The paramedics chose to stay on scene for further assessments. Dr. Richard Verbeek, medical director for Toronto paramedics at the Sunnybrook Centre for Prehospital Medicine, testified that the tests should have been done en route, and one of them not at all. 

But Marchant said the paramedics decided he needed a full set of vitals to "try and figure out what's going on." 

He described Al-Hasnawi as being "uncooperative" — he said the teen would flail, kick and remove his oxygen mask and cables — which meant he couldn't take the measurements by himself.

When the paramedics asked questions, Marchant said, Al-Hasnawi would make eye contact and look away. 

A Hamilton police officer, Sgt. Nesreen Shawihat, assisted them in the ambulance. He remembered her saying to Al-Hasnawi, "your dad told me you were going to be a doctor, why don't you start acting like one?"

The sergeant asked if restraints were available, Marchant said. Al-Hasnawi was tied down to the stretcher

After more tests, the ambulance left for St. Joseph's Hospital. But it didn't have lights or sirens, Marchant said, because he didn't think they were necessary. 

He said he tried to reassure Al-Hasnawi — Marchant maintains he still believed he was having a psychiatric emergency, even when the 19-year-old became non-responsive. 

"[Rerouting to a different hospital] wasn't a consideration to me. I still didn't believe it was a penetrating trauma," Marchant said. 

Lights and sirens were turned on, and the ambulance arrived.

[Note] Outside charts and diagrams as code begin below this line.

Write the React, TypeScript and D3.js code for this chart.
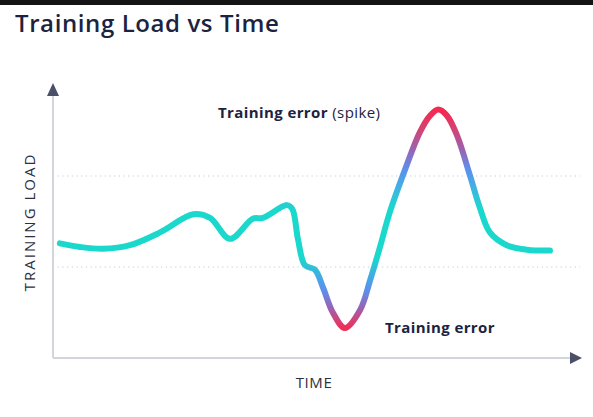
import React, { useRef, useEffect } from "react"
import * as d3 from "d3"

// time (0-100) and training load (gridlines at 1 and 2)
const times = [1.3, 5.1, 9.5, 14.6, 20.3, 26.6, 29.8, 33.6, 37.9, 39.8, 44.4, 45.4, 46.5, 47.8, 49.7, 51.2, 53.1, 55.4, 58.3, 60.2, 62.0, 63.9, 66.8, 69.6, 71.5, 73.1, 74.8, 76.7, 79.1, 81.0, 82.9, 86.1, 89.9, 94.3]
const loads = [1.26, 1.22, 1.2, 1.24, 1.38, 1.58, 1.54, 1.31, 1.53, 1.54, 1.68, 1.64, 1.3, 1.02, 0.97, 0.78, 0.5, 0.33, 0.53, 0.86, 1.21, 1.6, 2.07, 2.48, 2.66, 2.73, 2.66, 2.44, 2.01, 1.65, 1.38, 1.24, 1.19, 1.18]
const gridLoads = [1, 2]

// colour along the load axis (extremes turn red)
const stopLoads = [2.72, 2.53, 2.29, 2.07, 1.79, 1.63, 1.1, 0.91, 0.75, 0.55, 0.42, 0.31]
const stopColors = ["#f42a52", "#d8406e", "#9a62b4", "#5b90ee", "#34c0dc", "#1ad8cc", "#1ad8cc", "#40aee0", "#5b90ee", "#9a62b4", "#d04478", "#f42a52"]

const W = 593
const H = 417
const font = "'Open Sans', 'Noto Sans', sans-serif"

const App: React.FC = () => {
  const svgRef = useRef<SVGSVGElement>(null)

  useEffect(() => {
    if (!svgRef.current) return
    const svg = d3.select(svgRef.current)
    svg.selectAll("*").remove()

    const x = d3.scaleLinear().domain([0, 100]).range([53, 580])
    const y = d3.scaleLinear().domain([0, 3]).range([358, 85])

    // top dark strip
    svg.append("rect").attr("x", 0).attr("y", 0).attr("width", W).attr("height", 5).attr("fill", "#141414")

    svg.append("text")
      .attr("x", 15).attr("y", 32)
      .attr("font-family", font).attr("font-size", 24).attr("font-weight", 600)
      .attr("letter-spacing", 0.6)
      .attr("fill", "#1c2340")
      .text("Training Load vs Time")

    // gridlines
    svg.selectAll(".grid")
      .data(gridLoads)
      .enter().append("line")
      .attr("class", "grid")
      .attr("x1", x(0)).attr("x2", x(100))
      .attr("y1", d => y(d)).attr("y2", d => y(d))
      .attr("stroke", "#c9cbd0").attr("stroke-width", 1.2)
      .attr("stroke-dasharray", "1.2,3.5")

    // axes
    svg.append("line")
      .attr("x1", x(0)).attr("x2", x(100) - 6)
      .attr("y1", y(0)).attr("y2", y(0))
      .attr("stroke", "#d3d5da").attr("stroke-width", 2)
    svg.append("line")
      .attr("x1", x(0)).attr("x2", x(0))
      .attr("y1", y(0)).attr("y2", y(3) + 10)
      .attr("stroke", "#d3d5da").attr("stroke-width", 2)

    const xe = x(100) + 2, ye = y(0)
    svg.append("path")
      .attr("d", `M${xe},${ye} L${xe - 12},${ye - 6} L${xe - 12},${ye + 6} Z`)
      .attr("fill", "#4b5068")
    const xa = x(0), ya = y(3) - 2
    svg.append("path")
      .attr("d", `M${xa},${ya} L${xa - 6},${ya + 13} L${xa + 6},${ya + 13} Z`)
      .attr("fill", "#4b5068")

    // axis titles
    svg.append("text")
      .attr("x", 314).attr("y", 388)
      .attr("text-anchor", "middle")
      .attr("font-family", font).attr("font-size", 15).attr("letter-spacing", 0.6)
      .attr("fill", "#2c3040")
      .text("TIME")
    svg.append("text")
      .attr("transform", `translate(35,222) rotate(-90)`)
      .attr("text-anchor", "middle")
      .attr("font-family", font).attr("font-size", 15).attr("letter-spacing", 2)
      .attr("fill", "#2c3040")
      .text("TRAINING LOAD")

    // gradient
    const grad = svg.append("defs").append("linearGradient")
      .attr("id", "load-grad")
      .attr("gradientUnits", "userSpaceOnUse")
      .attr("x1", 0).attr("x2", 0)
      .attr("y1", y(3)).attr("y2", y(0))
    grad.selectAll("stop")
      .data(stopLoads)
      .enter().append("stop")
      .attr("offset", d => (y(d) - y(3)) / (y(0) - y(3)))
      .attr("stop-color", (_, i) => stopColors[i])

    const pts: [number, number][] = times.map((t, i) => [t, loads[i]])
    const line = d3.line<[number, number]>()
      .x(d => x(d[0]))
      .y(d => y(d[1]))
      .curve(d3.curveCatmullRom.alpha(0.5))

    svg.append("path")
      .attr("d", line(pts))
      .attr("fill", "none")
      .attr("stroke", "url(#load-grad)")
      .attr("stroke-width", 6)
      .attr("stroke-linecap", "round")
      .attr("stroke-linejoin", "round")

    // annotations
    const spike = svg.append("text")
      .attr("x", 218).attr("y", 118)
      .attr("font-family", font).attr("font-size", 15)
      .attr("letter-spacing", 0.4)
      .attr("fill", "#1c2340")
    spike.append("tspan").attr("font-weight", 700).text("Training error ")
    spike.append("tspan").attr("font-weight", 400).text("(spike)")

    svg.append("text")
      .attr("x", 385).attr("y", 333)
      .attr("font-family", font).attr("font-size", 15).attr("font-weight", 700)
      .attr("letter-spacing", 0.4)
      .attr("fill", "#1c2340")
      .text("Training error")
  }, [])

  return (
    <svg ref={svgRef} width={W} height={H}
      style={{ position: "absolute", left: 0, top: 0, background: "#fff" }} />
  )
}

export default App
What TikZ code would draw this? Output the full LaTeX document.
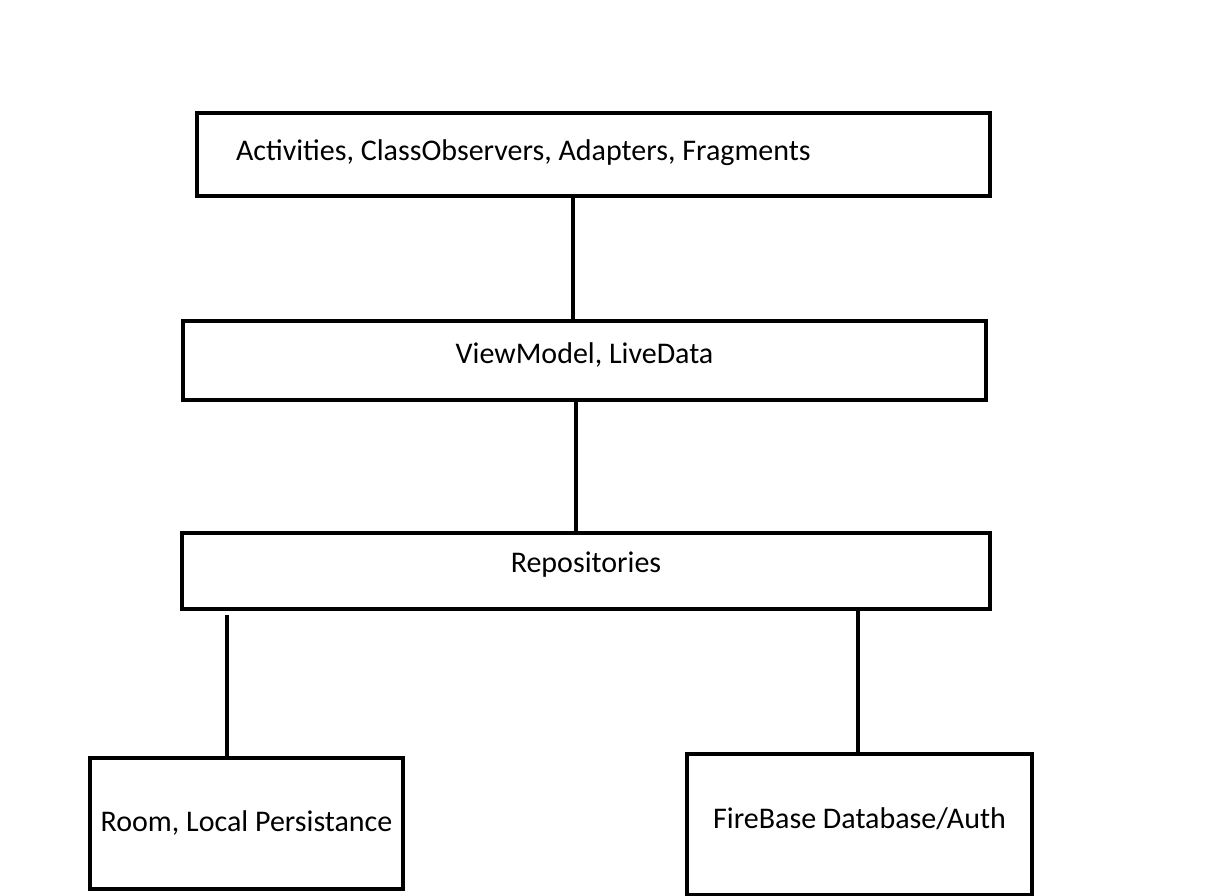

Al-Hasnawi was transferred to an emergency bed, and Marchant said he helped perform CPR. 

"His abdominal wound...started squirting out [blood] onto me and the people around me," he said. 

On a call the next morning, which was recorded by dispatcher Janice Mcmeekan who testified in the trial, Marchant spoke about his surprise that Al-Hasnawi was shot with a handgun.

He also said the teen was acting like a "dickhead."

"Wrong choice of words," Marchant said, and noted he didn't know the call was being recorded. "I was just frustrated the following morning."

This is a landmark trial, one in which emergency responders face criminal charges for how they treated a patient on scene. 

The Ontario Superior Court trial has moved over to Zoom out of safety concerns due to the COVID-19 pandemic. Witnesses had been testifying at the John Sopinka Courthouse in Hamilton, where the trial started on Nov. 24. 

Among the witnesses who have testified so far: first responders, emergency room physicians, and Al-Hasnawi's family members who were at the scene the night the teen was shot. All testimony so far has been for the Crown. 

Court resumed briefly on Monday following a winter break before adjourning to go online for the remainder of the week.

Michael DelGobbo of St. Catharines, who represents Snively, will ask Marchant further questions on Wednesday. 

The trial will be decided by Ontario Superior Court Justice Harrison Arrell alone. 

The Crown attorneys are Scott Patterson and Linda Shin.

The person who shot Al-Hasnawi, Dale King, was acquitted last year of second-degree murder. That case is being appealed.